Ce courant de l’art-thérapie, dit traditionnel, utilise aujourd’hui l’art comme un moyen de communication non verbal, quand les mots ne parviennent pas à exprimer les expériences, les émotions, les conflits intérieurs qui habitent le patient. L’approche s’apparente à une psychothérapie classique, à la différences près qu’elle privilégie un mode d’expression autre que le langage verbal. S’il ne s’agit plus, comme dans les prémices de la discipline, de lier des formes artistiques à des signes cliniques, ce courant de l’art-thérapie est attentif aux symboles qui surgissent des œuvres. L’art-thérapie traditionnelle est une psychothérapie par l’art, exercée par un psychothérapeute spécialisé.
L’art-thérapie moderne, une nouvelle approche
Dans les années 70, un autre courant a vu le jour : l’art-thérapie moderne. Fondée en France en 1976, l’AFRATAPEM (Association Française de Recherches et d’Applications des Techniques Artistiques en Pédagogie Et Médecine) milite pour une distinction entre « psychothérapie à support artistique » et « art-thérapie », créant en 1986 le premier Diplôme Universitaire d’art-thérapie à l’UFR de Médecine de Tours. Officiellement assimilée à une pratique paramédicale, l’art-thérapie répond à un protocole thérapeutique essentiellement orienté vers la libération des émotions durant l’activité artistique, ainsi que vers le développement des capacités d’expression et relationnelle du patient, sans analyse de sa production artistique.

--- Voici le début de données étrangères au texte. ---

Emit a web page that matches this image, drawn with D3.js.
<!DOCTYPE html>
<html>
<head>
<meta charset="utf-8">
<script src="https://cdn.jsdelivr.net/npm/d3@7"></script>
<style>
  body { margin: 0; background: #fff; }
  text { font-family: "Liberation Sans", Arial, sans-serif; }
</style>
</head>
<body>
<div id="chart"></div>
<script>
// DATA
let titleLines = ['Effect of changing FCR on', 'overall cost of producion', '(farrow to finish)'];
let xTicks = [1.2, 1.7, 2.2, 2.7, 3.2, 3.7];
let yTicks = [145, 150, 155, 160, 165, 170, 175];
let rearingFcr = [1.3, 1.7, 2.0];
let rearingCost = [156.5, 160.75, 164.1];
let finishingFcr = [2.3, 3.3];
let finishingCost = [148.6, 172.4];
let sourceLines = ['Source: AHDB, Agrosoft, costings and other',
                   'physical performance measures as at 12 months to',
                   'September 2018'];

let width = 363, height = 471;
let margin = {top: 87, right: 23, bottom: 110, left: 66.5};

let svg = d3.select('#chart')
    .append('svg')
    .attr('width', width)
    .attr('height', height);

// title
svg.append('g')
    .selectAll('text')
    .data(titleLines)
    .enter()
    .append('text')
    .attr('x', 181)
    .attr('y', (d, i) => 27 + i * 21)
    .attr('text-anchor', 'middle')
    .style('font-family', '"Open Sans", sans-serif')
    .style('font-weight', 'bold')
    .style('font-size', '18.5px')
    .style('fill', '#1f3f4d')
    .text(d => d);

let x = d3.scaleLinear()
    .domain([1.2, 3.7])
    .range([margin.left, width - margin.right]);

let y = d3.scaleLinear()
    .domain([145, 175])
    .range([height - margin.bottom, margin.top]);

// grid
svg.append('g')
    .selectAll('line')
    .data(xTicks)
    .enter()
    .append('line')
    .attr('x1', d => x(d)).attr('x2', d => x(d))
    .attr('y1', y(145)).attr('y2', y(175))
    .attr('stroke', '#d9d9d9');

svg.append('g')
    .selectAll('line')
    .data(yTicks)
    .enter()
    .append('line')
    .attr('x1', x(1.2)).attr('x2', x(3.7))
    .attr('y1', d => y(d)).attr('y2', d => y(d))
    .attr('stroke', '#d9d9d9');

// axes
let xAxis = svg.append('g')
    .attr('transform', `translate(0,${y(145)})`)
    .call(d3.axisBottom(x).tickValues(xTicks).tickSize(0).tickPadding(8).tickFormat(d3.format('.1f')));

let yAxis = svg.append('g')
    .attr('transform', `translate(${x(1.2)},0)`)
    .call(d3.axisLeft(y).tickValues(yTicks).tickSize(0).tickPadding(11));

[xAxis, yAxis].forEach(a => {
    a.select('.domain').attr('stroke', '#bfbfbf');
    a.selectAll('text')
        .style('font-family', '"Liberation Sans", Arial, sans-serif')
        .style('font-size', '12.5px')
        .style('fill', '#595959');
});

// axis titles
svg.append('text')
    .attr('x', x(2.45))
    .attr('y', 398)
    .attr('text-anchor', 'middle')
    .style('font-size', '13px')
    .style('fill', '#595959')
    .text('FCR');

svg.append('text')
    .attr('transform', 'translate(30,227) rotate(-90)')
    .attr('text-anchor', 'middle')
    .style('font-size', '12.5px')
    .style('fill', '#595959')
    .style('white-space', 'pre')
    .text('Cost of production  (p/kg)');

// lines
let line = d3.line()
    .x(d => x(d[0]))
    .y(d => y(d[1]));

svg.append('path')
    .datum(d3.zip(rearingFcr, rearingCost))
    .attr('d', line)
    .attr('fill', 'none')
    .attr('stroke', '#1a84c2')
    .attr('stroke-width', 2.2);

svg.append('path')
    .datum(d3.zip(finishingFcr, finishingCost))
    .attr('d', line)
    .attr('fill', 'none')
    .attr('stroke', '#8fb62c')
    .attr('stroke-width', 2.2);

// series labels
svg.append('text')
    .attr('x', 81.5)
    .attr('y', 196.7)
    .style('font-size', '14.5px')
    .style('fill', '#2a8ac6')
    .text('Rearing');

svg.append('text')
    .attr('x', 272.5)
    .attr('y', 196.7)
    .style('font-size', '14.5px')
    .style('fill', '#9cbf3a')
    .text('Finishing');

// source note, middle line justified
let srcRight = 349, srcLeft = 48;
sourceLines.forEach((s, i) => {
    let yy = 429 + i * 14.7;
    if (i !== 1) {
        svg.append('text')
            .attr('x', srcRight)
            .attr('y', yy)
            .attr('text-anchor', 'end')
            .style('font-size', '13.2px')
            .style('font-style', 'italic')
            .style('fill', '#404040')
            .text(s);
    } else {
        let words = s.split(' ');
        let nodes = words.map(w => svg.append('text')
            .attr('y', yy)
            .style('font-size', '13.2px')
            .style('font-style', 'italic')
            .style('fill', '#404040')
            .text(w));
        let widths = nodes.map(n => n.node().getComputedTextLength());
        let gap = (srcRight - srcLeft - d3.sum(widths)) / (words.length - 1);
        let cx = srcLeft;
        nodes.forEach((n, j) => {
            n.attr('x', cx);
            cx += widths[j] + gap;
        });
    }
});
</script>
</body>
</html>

L’art-thérapie moderne représente aujourd’hui la majorité de la pratique de l’art-thérapie. C’est l’exploitation du potentiel artistique qui est visée, grâce au « pouvoir » de l’art, comme l’expliquent dans notre vidéo Fabrice Chardon (docteur en psychologie clinique et pathologique, directeur d’enseignement et de recherches à l’AFRATAPEM, art-thérapeute et musicien), Philippe Sardo (art-thérapeute diplômé de la Faculté de Médecine et formateur dans le cadre de la certification d’Art-thérapie), et sa patiente Marie-Ange Grelet, souffrant de bi-polarité.
L’indication en art-thérapie est généralement proposée par un médecin d’un commun accord avec les patients sensibles aux arts (musique, peinture, sculpture, danse, théâtre, mime, calligraphie, etc.) et souffrant de troubles de l’expression, de la communication ou de la relation. Elle est de plus en plus utilisée dans les services hospitaliers, car elle est aussi efficace pour combattre les douleurs physiques. C’est ce que nous racontera prochainement la musicienne et art-thérapeute Claire Oppert, « artiste soignante », comme elle aime se définir, auteure du récent ouvrage « Le pansement Schubert« , dans un épisode à paraître du podcast Les voix de la prévention.
Il a fallu attendre 2019 pour que l’Organisation mondiale de la santé (OMS) publie son tout premier rapport sur l’influence des activités artistiques et culturelles sur les perceptions et l’expérience de la santé et du bien-être. Conclusion : de nombreuses études reconnaissent les bienfaits pour la santé d’une activité artistique et ont montré que ces activités sont utiles pour complémenter les traitements médicaux plus traditionnels.